Holding — Henshaw, J.
- The Supreme Court of California held that the requirement for the petitioner to pay the license tax was unconstitutional and therefore invalid.
Rule
- A state cannot impose fees or taxes on foreign corporations engaged in interstate commerce that burden their ability to conduct that commerce.
Reasoning
- The court reasoned that while the state has the authority to regulate and impose conditions on foreign corporations conducting business within its borders, such regulations cannot impose a burden on interstate commerce.
- The court referenced prior U.S. Supreme Court decisions that established that any state law imposing fees or taxes based on the total capital stock of a foreign corporation engaged in both interstate and intrastate business is unconstitutional if it burdens interstate commerce.
- The court found that the California law essentially taxed the petitioner's entire capital stock, which included property and business interests outside the state, thus infringing upon the constitutional protections against such taxation.
- The court indicated that the requirement of filing a certified copy of the articles of incorporation was reasonable and valid, but the additional requirement to pay a license tax was not.
- Hence, the court issued a mandate to the Secretary of State to accept the filing without the payment of the tax.
Deep Dive: How the Court Reached Its Decision
Court's Authority to Regulate Foreign Corporations
The court recognized that while the state has the authority to regulate foreign corporations conducting business within its borders, such authority is not absolute. The court acknowledged that states can impose conditions on foreign corporations as a means of ensuring compliance with state laws. However, the court emphasized that any regulatory measures must not impose undue burdens on interstate commerce. This principle is rooted in the Commerce Clause of the U.S. Constitution, which grants Congress the exclusive power to regulate interstate commerce, thus limiting the states' ability to impose restrictions that could interfere with the free flow of trade across state lines. The court noted that regulations or fees that disproportionately affect interstate commerce are subject to constitutional scrutiny and may be deemed invalid if they create a barrier to such commerce.
Unconstitutionality of the License Tax
The court concluded that the requirement for the petitioner to pay a license tax as a condition of filing necessary documents was unconstitutional. It noted that this tax was based on the total capital stock of the foreign corporation, which included property and business interests located outside of California. This imposition, the court reasoned, effectively taxed the petitioner for its interstate business activities, which is impermissible under the Commerce Clause. The court cited previous U.S. Supreme Court decisions that invalidated similar state laws imposing fees or taxes on foreign corporations engaged in both interstate and intrastate business. It highlighted that such taxes could not justly be imposed without a direct relationship to the proportion of business conducted within the state, thereby reinforcing the principle that states cannot extract revenue from entities solely based on their total capital that extends beyond state borders.

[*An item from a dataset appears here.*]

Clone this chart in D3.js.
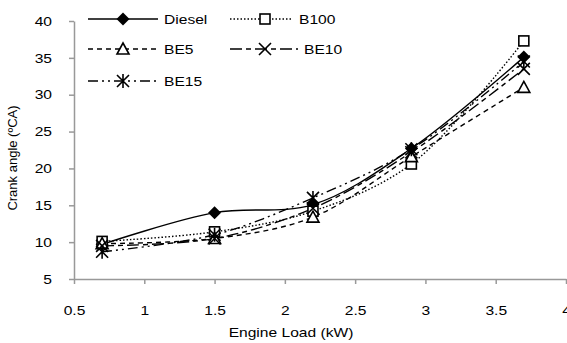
<!DOCTYPE html>
<html>
<head>
<meta charset="utf-8">
<script src="https://cdn.jsdelivr.net/npm/d3@7"></script>
<style>
  body { margin: 0; background: #fff; }
  svg text { font-family: "Liberation Sans", Arial, sans-serif; fill: #000; }
</style>
</head>
<body>
<svg id="chart" width="567" height="343"></svg>
<script>
// ---- data ----
const loads = [0.7, 1.5, 2.2, 2.9, 3.7];
const diesel = [9.7, 14.0, 15.1, 22.7, 35.1];
const b100 = [10.1, 11.4, 14.2, 20.6, 37.3];
const be5 = [9.8, 10.5, 13.4, 21.6, 31.0];
const be10 = [9.5, 10.5, 14.6, 22.2, 33.5];
const be15 = [8.7, 11.0, 16.0, 22.6, 34.5];
const xTicks = [0.5, 1, 1.5, 2, 2.5, 3, 3.5, 4];
const yTicks = [5, 10, 15, 20, 25, 30, 35, 40];

const series = [
  { name: 'Diesel', vals: diesel, dash: null, marker: 'diamond' },
  { name: 'B100', vals: b100, dash: '1.5,2', marker: 'square' },
  { name: 'BE5', vals: be5, dash: '5,4', marker: 'triangle' },
  { name: 'BE10', vals: be10, dash: '12,4,5,4', marker: 'cross' },
  { name: 'BE15', vals: be15, dash: '10,4,2,4,2,4', marker: 'star' },
];

const SX = 1.2; // text in the picture is stretched sideways
const svg = d3.select('#chart');
const x = d3.scaleLinear().domain([0.5, 4]).range([74, 566]);
const y = d3.scaleLinear().domain([5, 40]).range([279, 21]);

// ---- axes ----
const xAxis = svg.append('g').attr('transform', 'translate(0,279)')
  .call(d3.axisBottom(x).tickValues(xTicks).tickSize(5).tickSizeOuter(0).tickFormat(d3.format('')));
const yAxis = svg.append('g').attr('transform', 'translate(74,0)')
  .call(d3.axisLeft(y).tickValues(yTicks).tickSize(5).tickSizeOuter(0));
[xAxis, yAxis].forEach(a => {
  a.select('.domain').attr('stroke', '#999').attr('stroke-width', 1.5);
  a.selectAll('.tick line').attr('stroke', '#999').attr('stroke-width', 1.5);
  a.selectAll('.tick text').attr('font-size', 13)
    .attr('font-family', '"Liberation Sans", Arial, sans-serif')
    .attr('transform', `scale(${SX},1)`);
});
xAxis.selectAll('.tick text').attr('y', 0).attr('dy', 0).attr('dominant-baseline', 'auto')
  .attr('transform', `translate(0,36) scale(${SX},1)`);
yAxis.selectAll('.tick text').attr('x', -22 / SX);

svg.append('text').attr('transform', `translate(291,337) scale(${SX},1)`).attr('text-anchor', 'middle')
  .attr('font-size', 13).text('Engine Load (kW)');
svg.append('text').attr('transform', 'translate(17,158) rotate(-90)').attr('text-anchor', 'middle')
  .attr('font-size', 13).text('Crank angle (ºCA)');

// ---- markers ----
function drawMarker(g, type, cx, cy) {
  const m = g.append('g').attr('transform', `translate(${cx},${cy})`);
  if (type === 'diamond') {
    m.append('path').attr('d', 'M0,-6.5L6.5,0L0,6.5L-6.5,0Z').attr('fill', '#000');
  } else if (type === 'square') {
    m.append('rect').attr('x', -5).attr('y', -5).attr('width', 10).attr('height', 10)
      .attr('fill', '#fff').attr('stroke', '#000').attr('stroke-width', 1.6);
  } else if (type === 'triangle') {
    m.append('path').attr('d', 'M0,-6L6,5L-6,5Z')
      .attr('fill', '#fff').attr('stroke', '#000').attr('stroke-width', 1.6);
  } else if (type === 'cross') {
    m.append('path').attr('d', 'M-6,-6L6,6M-6,6L6,-6').attr('stroke', '#000').attr('stroke-width', 1.6);
  } else if (type === 'star') {
    m.append('path').attr('d', 'M-6,-6L6,6M-6,6L6,-6M0,-7L0,7').attr('stroke', '#000').attr('stroke-width', 1.6);
  }
}

// ---- lines ----
const line = d3.line().x(d => x(d[0])).y(d => y(d[1])).curve(d3.curveCatmullRom.alpha(0.5));
series.forEach(s => {
  const pts = loads.map((l, i) => [l, s.vals[i]]);
  svg.append('path').datum(pts).attr('d', line).attr('fill', 'none')
    .attr('stroke', '#000').attr('stroke-width', 1.4)
    .attr('stroke-dasharray', s.dash);
});
series.forEach(s => {
  const g = svg.append('g');
  loads.forEach((l, i) => drawMarker(g, s.marker, x(l), y(s.vals[i])));
});

// ---- legend ----
const legendPos = [[88, 19, 164], [230, 19, 299], [88, 49, 164], [230, 49, 304], [88, 81, 164]];
series.forEach((s, i) => {
  const [lx, ly, tx] = legendPos[i];
  const g = svg.append('g');
  g.append('line').attr('x1', lx).attr('x2', tx - 6).attr('y1', ly).attr('y2', ly)
    .attr('stroke', '#000').attr('stroke-width', 1.4).attr('stroke-dasharray', s.dash);
  drawMarker(g, s.marker, lx + 35, ly);
  g.append('text').attr('transform', `translate(${tx},${ly + 5}) scale(${SX},1)`)
    .attr('font-size', 13).text(s.name);
});
</script>
</body>
</html>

Distinction Between Filing Requirements and Taxation
The court differentiated between the requirement to file a certified copy of the articles of incorporation and the imposition of the license tax. It found the filing requirement to be a reasonable and valid demand that did not infringe upon interstate commerce. The court reasoned that states may require foreign corporations to designate an agent for service of process and to provide documentation that reflects their organizational structure. However, the additional burden of paying a license tax was seen as an unconstitutional encroachment on the corporation's ability to engage in interstate commerce. This distinction was crucial, as it allowed the state to enforce legitimate regulatory measures while striking down those that served to hinder commerce across state lines.

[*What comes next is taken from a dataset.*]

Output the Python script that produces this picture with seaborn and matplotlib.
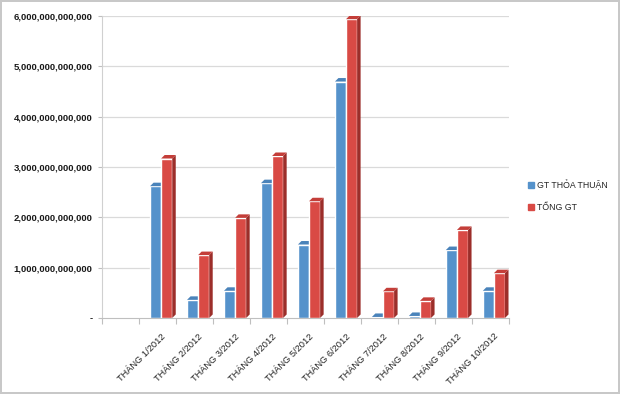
import matplotlib
matplotlib.use("Agg")
import matplotlib.pyplot as plt
import seaborn as sns
import pandas as pd
import numpy as np
from matplotlib.patches import Polygon, Rectangle
from matplotlib.lines import Line2D
from matplotlib.ticker import FuncFormatter, FixedLocator

months = ["THÁNG 1/2012", "THÁNG 2/2012", "THÁNG 3/2012", "THÁNG 4/2012", "THÁNG 5/2012",
          "THÁNG 6/2012", "THÁNG 7/2012", "THÁNG 8/2012", "THÁNG 9/2012", "THÁNG 10/2012"]
gt_thoa_thuan = [2.62e12, 0.36e12, 0.54e12, 2.68e12, 1.46e12, 4.70e12, 0.02e12, 0.04e12, 1.35e12, 0.54e12]
tong_gt = [3.17e12, 1.25e12, 1.99e12, 3.22e12, 2.32e12, 5.94e12, 0.53e12, 0.34e12, 1.75e12, 0.89e12]
series_names = ["GT THỎA THUẬN", "TỔNG GT"]
yticks = [0, 1e12, 2e12, 3e12, 4e12, 5e12, 6e12]

colors = ["#5592CB", "#D94A45"]
side_colors = ["#3B6C9C", "#9C2E2A"]
top_colors = ["#4A83BA", "#C43E39"]

sns.set_theme(style="white")
plt.rcParams["font.family"] = ["Liberation Sans", "DejaVu Sans"]

df = pd.DataFrame({
    "month": months * 2,
    "value": gt_thoa_thuan + tong_gt,
    "series": [series_names[0]] * len(months) + [series_names[1]] * len(months),
})

fig = plt.figure(figsize=(6.2, 3.94), dpi=100)
fig.patch.set_facecolor("white")
ax = fig.add_axes([0.1645, 0.193, 0.656, 0.766])

sns.barplot(data=df, x="month", y="value", hue="series", order=months, hue_order=series_names,
            palette=colors, width=0.6, gap=0, saturation=1, ax=ax, legend=False, errorbar=None)

ax.set_xlim(-1.6, len(months) - 0.6)
ax.set_ylim(0, 6e12)
ax.set_xlabel("")
ax.set_ylabel("")

# gridlines
for v in yticks[1:]:
    ax.axhline(v, color="#DADADA", lw=0.9, zorder=0)

ax.yaxis.set_major_locator(FixedLocator(yticks))
ax.yaxis.set_major_formatter(FuncFormatter(lambda v, p: "-" if v == 0 else f"{v:,.0f}"))
for lab in ax.get_yticklabels():
    lab.set_fontsize(6.8)
    lab.set_fontweight("bold")
    lab.set_color("#1a1a1a")
ax.tick_params(axis="y", left=True, length=3, width=0.8, color="#BFBFBF", pad=4)

ax.set_xticks(range(len(months)))
ax.set_xticklabels(months, rotation=45, ha="right", rotation_mode="anchor",
                   fontsize=6.7, color="#222222")
ax.set_xticks(np.arange(-1.6, len(months) - 0.5), minor=True)
ax.tick_params(axis="x", which="major", length=0, pad=10)
ax.tick_params(axis="x", which="minor", bottom=True, length=4, width=0.8, color="#BFBFBF")

for s in ["top", "right"]:
    ax.spines[s].set_visible(False)
ax.spines["left"].set_color("#D0D0D0")
ax.spines["bottom"].set_color("#BFBFBF")
ax.spines["left"].set_linewidth(0.8)
ax.spines["bottom"].set_linewidth(0.8)

# pseudo-3D faces on the bars
fig.canvas.draw()
inv = ax.transData.inverted()
p0 = inv.transform((0, 0))
p1 = inv.transform((3.5, 3.5))
dx, dy = p1[0] - p0[0], p1[1] - p0[1]
bars = [p for p in ax.patches if isinstance(p, Rectangle)]
n = len(months)
for i, b in enumerate(bars):
    k = 0 if i < n else 1
    x, w, h = b.get_x(), b.get_width(), b.get_height()
    b.set_zorder(2 + k)
    side = Polygon([(x + w, 0), (x + w, h), (x + w + dx, h + dy), (x + w + dx, dy)],
                   closed=True, facecolor=side_colors[k], edgecolor="none", zorder=2 + k)
    top = Polygon([(x, h), (x + w, h), (x + w + dx, h + dy), (x + dx, h + dy)],
                  closed=True, facecolor=top_colors[k], edgecolor="none", zorder=2 + k)
    ax.add_patch(side)
    ax.add_patch(top)

handles = [Line2D([], [], marker="s", linestyle="none", markersize=4.0,
                  markerfacecolor=c, markeredgecolor=c) for c in colors]
fig.legend(handles, series_names, loc="center left", bbox_to_anchor=(0.851, 0.503),
           frameon=False, fontsize=6.3, handletextpad=0.3, labelspacing=1.5,
           handlelength=0.8, borderaxespad=0, borderpad=0)

fig.patch.set_edgecolor("#C8C8C8")
fig.patch.set_linewidth(1.5)
fig.savefig("out.png", dpi=100, facecolor="white", edgecolor=fig.get_edgecolor())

Implications of the Ruling on State Law
The ruling had significant implications for California's regulatory framework concerning foreign corporations. By invalidating the license tax, the court underscored the limitations imposed on state authority in regulating interstate commerce. The decision indicated that future legislation must be carefully crafted to avoid imposing any undue burdens on foreign corporations that engage in interstate activities. The court also pointed out that while states can enforce regulations that ensure compliance, they cannot use such regulations as a means to levy taxes on out-of-state business interests. This ruling served as a precedent, signaling to the legislature that any similar attempts to regulate foreign corporations must respect the constitutional boundaries established by the Commerce Clause.
Conclusion and Mandate
In conclusion, the court issued a mandate directing the Secretary of State to accept the petitioner's filing without the payment of the license tax. The court's decision reinforced the principle that state-imposed fees and taxes must not infringe upon the rights of foreign corporations engaged in interstate commerce. It established a clear legal standard that any financial exaction based on a corporation's total capital stock, which includes assets located beyond the state's jurisdiction, cannot be justified if it burdens interstate commerce. As a result, the court's ruling not only resolved the specific case at hand but also provided guidance for the future regulation of foreign corporations within California's legal framework.